Preserving India’s Ceramic Heritage
Today, the ancient pottery of India is preserved in museums and archaeological site repositories across the subcontinent and beyond. The National Museum in New Delhi holds a substantial collection of Indus Valley painted pottery and NBPW, while the British Museum and the Metropolitan Museum of Art include Indian ceramics in their permanent galleries. Ongoing archaeological excavations continue to refine the chronology and regional nuances of ceramic styles, aided by scientific techniques such as thermoluminescence dating and petrographic analysis that reveal clay provenance and firing temperatures.
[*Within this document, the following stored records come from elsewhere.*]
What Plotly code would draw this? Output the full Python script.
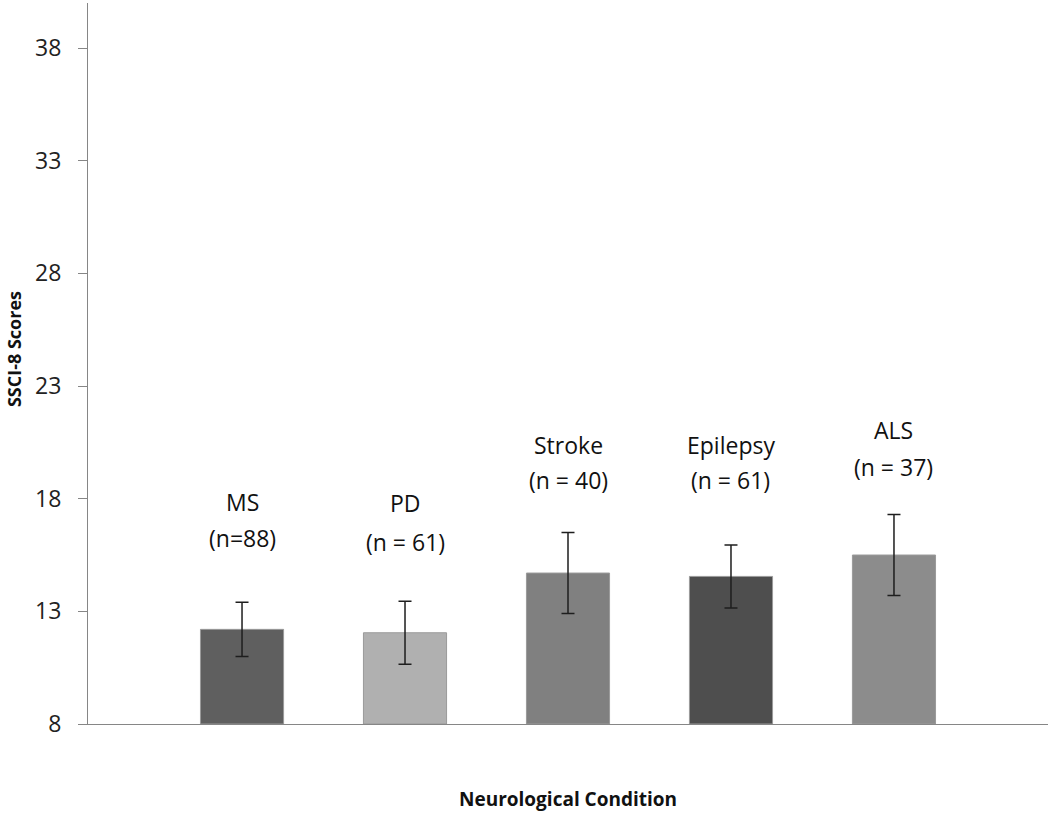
import plotly.graph_objects as go

categories = ["MS", "PD", "Stroke", "Epilepsy", "ALS"]
means = [12.2, 12.05, 14.7, 14.55, 15.5]
errors = [1.2, 1.4, 1.8, 1.4, 1.8]
bar_colors = ["#5f5f5f", "#b0b0b0", "#808080", "#4e4e4e", "#8c8c8c"]
label_line1 = ["MS", "PD", "Stroke", "Epilepsy", "ALS"]
label_line2 = ["(n=88)", "(n = 61)", "(n = 40)", "(n = 61)", "(n = 37)"]
label1_y = [17.85, 17.8, 20.4, 20.4, 21.05]
label2_y = [16.24, 16.08, 18.81, 18.81, 19.39]
y_ticks = [8, 13, 18, 23, 28, 33, 38]

FONT = "Open Sans"

fig = go.Figure()
fig.add_trace(go.Bar(
    x=categories,
    y=[m - 8 for m in means],
    base=8,
    width=0.51,
    marker=dict(color=bar_colors, line=dict(color="#9a9a9a", width=1)),
    error_y=dict(type="data", array=errors, visible=True,
                 color="#1e1e1e", thickness=1.5, width=6.5),
    showlegend=False,
    hoverinfo="skip",
))

annotations = []
for i, c in enumerate(categories):
    annotations.append(dict(x=c, y=label1_y[i], xref="x", yref="y",
                            text=label_line1[i], showarrow=False,
                            font=dict(family=FONT, size=23, color="#111111")))
    annotations.append(dict(x=c, y=label2_y[i], xref="x", yref="y",
                            text=label_line2[i], showarrow=False,
                            font=dict(family=FONT, size=23, color="#111111")))

annotations.append(dict(x=0.5, y=0, xref="paper", yref="paper", yshift=-75,
                        text="<b>Neurological Condition</b>", showarrow=False,
                        xanchor="center", yanchor="middle",
                        font=dict(family=FONT, size=19, color="#111111")))
annotations.append(dict(x=0, y=0.52, xref="paper", yref="paper", xshift=-74,
                        text="<b>SSCI-8 Scores</b>", showarrow=False, textangle=-90,
                        xanchor="center", yanchor="middle",
                        font=dict(family=FONT, size=18, color="#111111")))

fig.update_layout(
    width=1050, height=813,
    margin=dict(l=88, r=2, t=3, b=89),
    paper_bgcolor="white", plot_bgcolor="white",
    annotations=annotations,
    xaxis=dict(range=[-0.945, 4.945], showline=True, linecolor="#868686", linewidth=1.2,
               showticklabels=False, ticks="", showgrid=False, zeroline=False, fixedrange=True),
    yaxis=dict(range=[8, 40], tickvals=y_ticks, ticktext=[str(t) for t in y_ticks],
               showline=True, linecolor="#868686", linewidth=1.2,
               ticks="outside", ticklen=9, tickcolor="#868686", tickwidth=1.2,
               ticklabelstandoff=12,
               showgrid=False, zeroline=False,
               tickfont=dict(family=FONT, size=23, color="#222222"), fixedrange=True),
)

fig.write_html("out.html",
               config={"displayModeBar": False},
               post_script="document.body.style.margin='0';document.body.style.overflow='hidden';")
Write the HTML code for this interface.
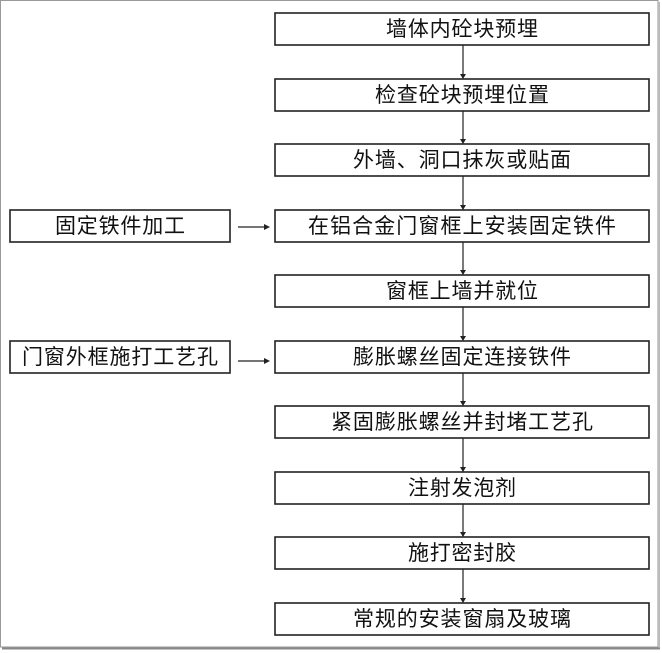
<!DOCTYPE html>
<html><head><meta charset="utf-8"><style>
html,body{margin:0;padding:0;background:#fff;}
svg{display:block}
text{font-family:"Liberation Sans","Noto Sans CJK SC","WenQuanYi Zen Hei",sans-serif;font-size:21px;fill:#111;text-anchor:middle;}
</style></head><body>
<svg width="662" height="653" viewBox="0 0 662 653" xmlns="http://www.w3.org/2000/svg">
<rect x="0" y="0" width="662" height="653" fill="#fff"/>
<rect x="0.5" y="0.5" width="657.5" height="646.5" fill="none" stroke="#999" stroke-width="1"/>
<line x1="659" y1="2" x2="659" y2="649" stroke="#bbb" stroke-width="2"/>
<line x1="2" y1="648.5" x2="660" y2="648.5" stroke="#888" stroke-width="2"/>
<g fill="#fff" stroke="#222" stroke-width="1.6">
<rect x="275" y="13" width="374" height="32"/>
<rect x="275" y="79" width="374" height="32"/>
<rect x="275" y="144" width="374" height="32"/>
<rect x="275" y="210" width="374" height="32"/>
<rect x="275" y="275" width="374" height="32"/>
<rect x="275" y="341" width="374" height="32"/>
<rect x="275" y="406" width="374" height="32"/>
<rect x="275" y="472" width="374" height="32"/>
<rect x="275" y="537" width="374" height="32"/>
<rect x="275" y="603" width="374" height="32"/>
<rect x="10" y="210" width="220" height="32"/>
<rect x="10" y="341" width="220" height="32"/>
</g>
<g stroke="#222" stroke-width="1.2" fill="none">
<line x1="463" y1="45" x2="463" y2="78"/>
<line x1="463" y1="111" x2="463" y2="143"/>
<line x1="463" y1="176" x2="463" y2="209"/>
<line x1="463" y1="242" x2="463" y2="274"/>
<line x1="463" y1="307" x2="463" y2="340"/>
<line x1="463" y1="373" x2="463" y2="405"/>
<line x1="463" y1="438" x2="463" y2="471"/>
<line x1="463" y1="504" x2="463" y2="536"/>
<line x1="463" y1="569" x2="463" y2="602"/>
<line x1="238" y1="227" x2="268" y2="227"/>
<line x1="238" y1="361" x2="268" y2="361"/>
</g>
<g fill="#222">
<polygon points="460,74 466,74 463,79"/>
<polygon points="460,139 466,139 463,144"/>
<polygon points="460,205 466,205 463,210"/>
<polygon points="460,270 466,270 463,275"/>
<polygon points="460,336 466,336 463,341"/>
<polygon points="460,401 466,401 463,406"/>
<polygon points="460,467 466,467 463,472"/>
<polygon points="460,532 466,532 463,537"/>
<polygon points="460,598 466,598 463,603"/>
<polygon points="264,224 264,230 270,227"/>
<polygon points="264,358 264,364 270,361"/>
</g>
<text x="462" y="36" textLength="152">墙体内砼块预埋</text>
<text x="462" y="102" textLength="174">检查砼块预埋位置</text>
<text x="462" y="167" textLength="218">外墙、洞口抹灰或贴面</text>
<text x="462" y="233" textLength="308">在铝合金门窗框上安装固定铁件</text>
<text x="462" y="298" textLength="152">窗框上墙并就位</text>
<text x="462" y="364" textLength="218">膨胀螺丝固定连接铁件</text>
<text x="462" y="429" textLength="262">紧固膨胀螺丝并封堵工艺孔</text>
<text x="462" y="495" textLength="108">注射发泡剂</text>
<text x="462" y="560" textLength="108">施打密封胶</text>
<text x="462" y="626" textLength="218">常规的安装窗扇及玻璃</text>
<text x="120" y="233" textLength="130">固定铁件加工</text>
<text x="120" y="364" textLength="196">门窗外框施打工艺孔</text>
</svg>
</body></html>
Contemporary Indian ceramic artists frequently draw inspiration from the ancient past. Studio potters reimagine Indus geometric patterns on modern forms, while sculptors incorporate the expressive terracotta figure tradition into installations that comment on gender, identity, and ecology. Educational institutions like the National Institute of Design in Ahmedabad and the Golden Bridge Pottery in Pondicherry foster a dialogue between India’s ceramic heritage and global studio pottery movements. Meanwhile, local efforts to sustain traditional village potteries emphasize the economic and cultural importance of hand-made ceramics in an age of industrial mass production.
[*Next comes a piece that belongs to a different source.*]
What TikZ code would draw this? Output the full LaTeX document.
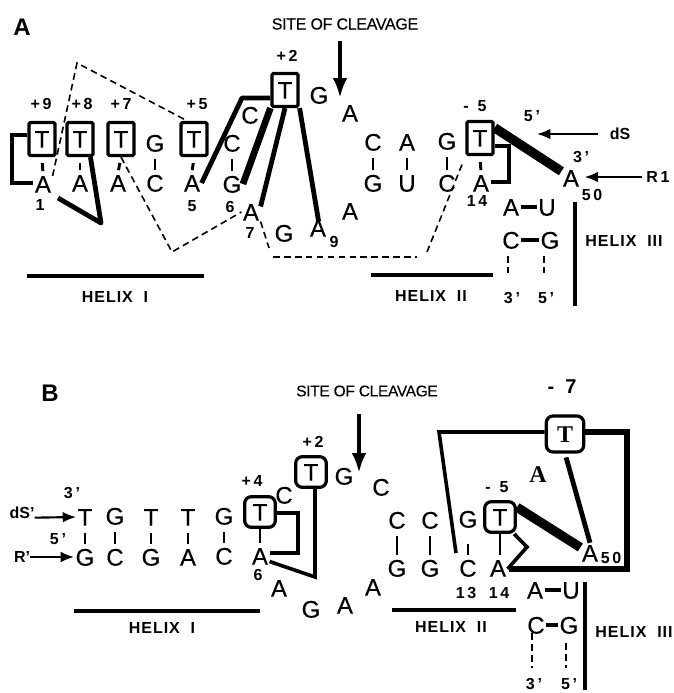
\documentclass[tikz,border=0pt]{standalone}
\usepackage{fontspec}
\setmainfont{Liberation Sans}
\newfontfamily\outlinefont{Liberation Serif}
\usetikzlibrary{arrows.meta}

\begin{document}
\begin{tikzpicture}[
  x=0.75pt, y=-0.75pt,
  base/.style={inner sep=1pt, text height=13pt, text depth=0pt, font=\fontsize{18}{18}\selectfont\addfontfeatures{FakeBold=0.4}},
  tbox/.style={base, draw, line width=2.4pt, rounded corners=1pt, minimum width=19.5pt, minimum height=24.7pt},
  tround/.style={tbox, rounded corners=5pt, minimum width=23pt, minimum height=23pt},
  troundbig/.style={tround, minimum width=28pt, minimum height=27pt, font=\outlinefont\bfseries\fontsize{18}{18}\selectfont},
  num/.style={inner sep=0pt, font=\bfseries\fontsize{12}{12}\selectfont},
  panel/.style={inner sep=0pt, font=\bfseries\fontsize{18}{18}\selectfont},
  site/.style={inner sep=0pt, font=\fontsize{12}{12}\selectfont\addfontfeatures{LetterSpace=-2,FakeBold=0.3}},
  helix/.style={inner sep=0pt, font=\bfseries\fontsize{12}{12}\addfontfeatures{LetterSpace=6}\selectfont},
  pair/.style={line width=2.2pt, shorten <=4.5pt, shorten >=2pt},
  hbond/.style={line width=2.4pt},
  unpaired/.style={line width=1.2pt, dash pattern=on 5pt off 3.2pt},
  bond/.style={line width=2.7pt},
  strong/.style={line width=3.6pt, line join=round},
  heavy/.style={line width=7pt},
  frame/.style={line width=5pt, line join=miter},
  bar/.style={line width=3pt},
  cut/.style={-{Latex[length=15pt, width=11pt]}, line width=3pt},
  feed/.style={-{Latex[length=10pt, width=8pt]}, line width=1.6pt}
]
\useasboundingbox (0,0) rectangle (674,693);
% panel A
\node[panel] (labA) at (22,27) {A};
\node[site] (siteA) at (345,24) {SITE OF CLEAVAGE};
\node[num] (pnine) at (41,104) {+\,9};
\node[num] (peight) at (82,104) {+\,8};
\node[num] (pseven) at (121,104) {+\,7};
\node[num] (pfive) at (197,104) {+\,5};
\node[num] (ptwo) at (287,56) {+\,2};
\node[num] (mfive) at (475,106) {-\ \ 5};
\node[tbox] (aTnine) at (42,139) {T};
\node[tbox] (aTeight) at (80,139) {T};
\node[tbox] (aTseven) at (121,139) {T};
\node[base] (aGfour) at (155,143) {G};
\node[tbox] (aTfive) at (194,139) {T};
\node[base] (aCsix) at (232,143) {C};
\node[base] (aCseven) at (250,115) {C};
\node[tbox] (aTtwo) at (285,90) {T};
\node[base] (aGone) at (319,95) {G};
\node[base] (aAcut) at (350,113) {A};
\node[base] (aCtop) at (373,142) {C};
\node[base] (aAtop) at (407,142) {A};
\node[base] (aGtop) at (447,141) {G};
\node[tbox] (aTm) at (480,138) {T};
\node[base] (aAone) at (43,184) {A};
\node[base] (aAtwo) at (80,183) {A};
\node[base] (aAthree) at (118,183) {A};
\node[base] (aCfour) at (155,183) {C};
\node[base] (aAfive) at (192,183) {A};
\node[base] (aGsix) at (232,184) {G};
\node[base] (aAseven) at (251,212) {A};
\node[base] (aGeight) at (284,233) {G};
\node[base] (aAnine) at (318,228) {A};
\node[base] (aGbot) at (373,183) {G};
\node[base] (aUbot) at (407,183) {U};
\node[base] (aCbot) at (447,183) {C};
\node[base] (aAfourteen) at (481,183) {A};
\node[base] (aAten) at (350,211) {A};
\node[base] (aAfifty) at (571,178) {A};
\node[base] (aAh) at (511,207) {A};
\node[base] (aUh) at (547,207) {U};
\node[base] (aCh) at (511,240) {C};
\node[base] (aGh) at (550,240) {G};
\node[num] (nOne) at (40,205) {1};
\node[num] (nFive) at (192,206) {5};
\node[num] (nSix) at (230,207) {6};
\node[num] (nSeven) at (250,233) {7};
\node[num] (nNine) at (334,242) {9};
\node[num] (nFourteen) at (477,201) {1\,4};
\node[num] (nFifty) at (592,195) {5\,0};
\node[num] (aFivep) at (532,116) {5\,'};
\node[num] (aThreep) at (581,157) {3\,'};
\node[num] (aThreeb) at (512,298) {3\,'};
\node[num] (aFiveb) at (546,298) {5\,'};
\node[num] (dS) at (620,134) {dS};
\node[num] (Rone) at (658,177) {R\,1};
\node[helix] (aHone) at (115,297) {HELIX\ \ I};
\node[helix] (aHtwo) at (431,296) {HELIX\ \ II};
\node[helix] (aHthree) at (624,241) {HELIX\ \ III};
\coordinate (aKnineA) at (12,135);
\coordinate (aKnineB) at (12,183);
\coordinate (aKeight) at (101,223);
\coordinate (aEeight) at (58,198);
\coordinate (aKtwo) at (242,98);
\coordinate (aKfourA) at (509,146);
\coordinate (aKfourB) at (509,182);
\coordinate (aDa) at (77,63);
\coordinate (aDb) at (172,252);
\coordinate (aDc) at (269,248);
\coordinate (aDd) at (273,257);
\coordinate (aDe) at (417,257);
\coordinate (aDf) at (427,252);
\coordinate (aTickA) at (508,256);
\coordinate (aTickAe) at (508,273);
\coordinate (aTickB) at (544,256);
\coordinate (aTickBe) at (544,273);
\coordinate (aCutTip) at (340,98);
\coordinate (aDsTip) at (537,134);
\coordinate (aHoneL) at (27,276);
\coordinate (aHoneR) at (204,276);
\coordinate (aHtwoL) at (371,275);
\coordinate (aHtwoR) at (493,275);
\coordinate (aHthreeT) at (575,202);
\coordinate (aHthreeB) at (575,306);
\draw[pair] (aTnine.south) -- (aAone.north);
\draw[pair] (aTeight.south) -- (aAtwo.north);
\draw[pair] (aTseven.south) -- (aAthree.north);
\draw[pair] (aGfour.south) -- (aCfour.north);
\draw[pair] (aTfive.south) -- (aAfive.north);
\draw[pair] (aCsix.south) -- (aGsix.north);
\draw[pair] (aCtop.south) -- (aGbot.north);
\draw[pair] (aAtop.south) -- (aUbot.north);
\draw[pair] (aGtop.south) -- (aCbot.north);
\draw[pair] (aTm.south) -- (aAfourteen.north);
\draw[hbond] (aAh.east) -- (aUh.west);
\draw[hbond] (aCh.east) -- (aGh.west);
\draw[unpaired] (aTickA) -- (aTickAe);
\draw[unpaired] (aTickB) -- (aTickBe);
\draw[bond] (aTnine.west |- aKnineA) -- (aKnineA) -- (aKnineB) -- (aAone.west |- aKnineB);
\draw[strong] (aTeight.300) -- (aKeight) -- (aEeight);
\draw[strong] (aAfive.east) -- (aKtwo) -- (aTtwo.west |- aKtwo);
\draw[line width=5pt] (aGsix.east) -- (aTtwo.south west);
\draw[strong] (aAseven.30) -- (aTtwo.south);
\draw[strong, shorten <=-3pt] (aAnine.north) -- (aTtwo.south east);
\draw[bond] (aTm.east |- aKfourA) -- (aKfourA) -- (aKfourB) -- (aAfourteen.east |- aKfourB);
\draw[heavy] (aTm.35) -- (aAfifty.145);
\draw[unpaired] (aAone.40) -- (aDa) -- (aTfive.110);
\draw[unpaired] (aTseven.south) -- (aDb) -- (aAseven.west);
\draw[unpaired] (aAseven.-45) -- (aDc);
\draw[unpaired] (aDd) -- (aDe);
\draw[unpaired, shorten >=5pt] (aDf) -- (aTm.south west);
\draw[cut, shorten <=8pt] (siteA.south -| aCutTip) -- (aCutTip);
\draw[feed, shorten <=9pt] (dS.west) -- (aDsTip);
\draw[feed, shorten <=3pt, shorten >=3pt] (Rone.west) -- (aAfifty.east |- Rone.west);
\draw[bar] (aHoneL) -- (aHoneR);
\draw[bar] (aHtwoL) -- (aHtwoR);
\draw[bar] (aHthreeT) -- (aHthreeB);
% panel B
\node[panel] (labB) at (50,393) {B};
\node[site, font=\fontsize{11.6}{11.6}\selectfont\addfontfeatures{LetterSpace=-2,FakeBold=0.3}] (siteB) at (367,391) {SITE OF CLEAVAGE};
\node[num] (btwo) at (313,442) {+\,2};
\node[num] (bfour) at (252,481) {+\,4};
\node[num] (bmfive) at (497,487) {-\ \ 5};
\node[panel, font=\bfseries\fontsize{15}{15}\selectfont] (bmseven) at (562,387) {-\ \ 7};
\node[num] (bThreep) at (72,493) {3\,'};
\node[num] (bFivep) at (58,539) {5\,'};
\node[num] (dSp) at (22,513) {dS'};
\node[num] (Rp) at (22,557) {R'};
\node[base] (bTa) at (85,517) {T};
\node[base] (bGb) at (115,516) {G};
\node[base] (bTc) at (151,517) {T};
\node[base] (bTd) at (188,517) {T};
\node[base] (bGe) at (224,516) {G};
\node[tround] (bTf) at (260,512) {T};
\node[base] (bCg) at (284,495) {C};
\node[tround] (bTh) at (311,472) {T};
\node[base] (bGi) at (344,476) {G};
\node[base] (bCj) at (381,487) {C};
\node[base] (bGa) at (85,557) {G};
\node[base] (bCb) at (115,557) {C};
\node[base] (bGc) at (151,557) {G};
\node[base] (bAd) at (188,557) {A};
\node[base] (bCe) at (224,556) {C};
\node[base] (bAf) at (260,556) {A};
\node[base] (bAg) at (279,588) {A};
\node[base] (bGh) at (311,609) {G};
\node[base] (bAi) at (345,605) {A};
\node[base] (bAj) at (373,587) {A};
\node[base] (bCk) at (397,520) {C};
\node[base] (bCl) at (430,520) {C};
\node[base] (bGm) at (468,519) {G};
\node[tround] (bTn) at (500,517) {T};
\node[base] (bGk) at (397,568) {G};
\node[base] (bGl) at (430,568) {G};
\node[base] (bCm) at (468,568) {C};
\node[base] (bAn) at (498,568) {A};
\node[troundbig] (bTq) at (565,434) {T};
\node[base, font=\outlinefont\bfseries\fontsize{18}{18}\selectfont] (bAq) at (538,474) {A};
\node[base] (bAfifty) at (590,553) {A};
\node[base] (bAh) at (535,590) {A};
\node[base] (bUh) at (571,590) {U};
\node[base] (bCh) at (536,625) {C};
\node[base] (bGp) at (569,625) {G};
\node[num] (bnSix) at (258,575) {6};
\node[num] (bnThirteen) at (466,593) {1\,3};
\node[num] (bnFourteen) at (499,593) {1\,4};
\node[num] (bnFifty) at (611,558) {5\,0};
\node[num] (bThreeb) at (534,684) {3\,'};
\node[num] (bFiveb) at (569,684) {5\,'};
\node[helix] (bHone) at (162,628) {HELIX\ \ I};
\node[helix] (bHtwo) at (451,627) {HELIX\ \ II};
\node[helix] (bHthree) at (634,632) {HELIX\ \ III};
\coordinate (bKfourA) at (298,513);
\coordinate (bKfourB) at (298,553);
\coordinate (bKtwo) at (315,577);
\coordinate (bKkink) at (527,547);
\coordinate (bKleft) at (439,432);
\coordinate (bKrightA) at (627,432);
\coordinate (bKrightB) at (627,569);
\coordinate (bEright) at (509,569);
\coordinate (bEleft) at (456,553);
\coordinate (bTickA) at (532,633);
\coordinate (bTickAe) at (532,668);
\coordinate (bTickB) at (566,643);
\coordinate (bTickBe) at (566,668);
\coordinate (bCutTip) at (359,473);
\coordinate (bHoneL) at (74,611);
\coordinate (bHoneR) at (260,611);
\coordinate (bHtwoL) at (392,610);
\coordinate (bHtwoR) at (516,610);
\coordinate (bHthreeT) at (585,582);
\coordinate (bHthreeB) at (585,690);
\draw[pair] (bTa.south) -- (bGa.north);
\draw[pair] (bGb.south) -- (bCb.north);
\draw[pair] (bTc.south) -- (bGc.north);
\draw[pair] (bTd.south) -- (bAd.north);
\draw[pair] (bGe.south) -- (bCe.north);
\draw[pair, shorten <=0pt] (bTf.south) -- (bAf.north);
\draw[pair] (bCk.south) -- (bGk.north);
\draw[pair] (bCl.south) -- (bGl.north);
\draw[pair, shorten <=11pt] (bGm.south) -- (bCm.north);
\draw[pair, shorten <=0pt] (bTn.south) -- (bTn.south |- bAn.north);
\draw[hbond] (bAh.east) -- (bUh.west);
\draw[hbond] (bCh.east) -- (bGp.west);
\draw[unpaired] (bTickA) -- (bTickAe);
\draw[unpaired] (bTickB) -- (bTickBe);
\draw[bond] (bTf.east |- bKfourA) -- (bKfourA) -- (bKfourB) -- (bAf.east |- bKfourB);
\draw[bond] (bAf.-30) -- (bKtwo) -- (bTh.south -| bKtwo);
\draw[heavy] (bTn.30) -- (bAfifty.150);
\draw[bond] (bTn.-50) -- (bKkink) -- (bAn.-5);
\draw[strong, shorten <=3pt] (bTq.south) -- (bAfifty.north);
\draw[bond] (bTq.west |- bKleft) -- (bKleft) -- (bEleft);
\draw[frame] (bTq.east |- bKrightA) -- (bKrightA) -- (bKrightB) -- (bEright);
\draw[cut, shorten <=13pt] (siteB.south -| bCutTip) -- (bCutTip);
\draw[feed] ([yshift=-3.5pt]dSp.east) -- (bTa.west);
\draw[feed] (Rp.east) -- (bGa.west);
\draw[bar] (bHoneL) -- (bHoneR);
\draw[bar] (bHtwoL) -- (bHtwoR);
\draw[bar] (bHthreeT) -- (bHthreeB);
\end{tikzpicture}
\end{document}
The artistic styles of ancient Indian pottery, born from the marriage of earth and fire, continue to speak across the centuries. In their painted lines and modeled forms, we read the values of civilizations long gone—their sense of symmetry, their relationship to nature, and their impulse to make beautiful the objects of everyday existence. The story is not complete; with each monsoon, archaeological sites reveal a few more sherds, and each fragment enriches our understanding of a craft that has shaped, and been shaped by, the cultural soul of India. To study this pottery is to hold a direct, tangible link to the hands that shaped it thousands of years ago.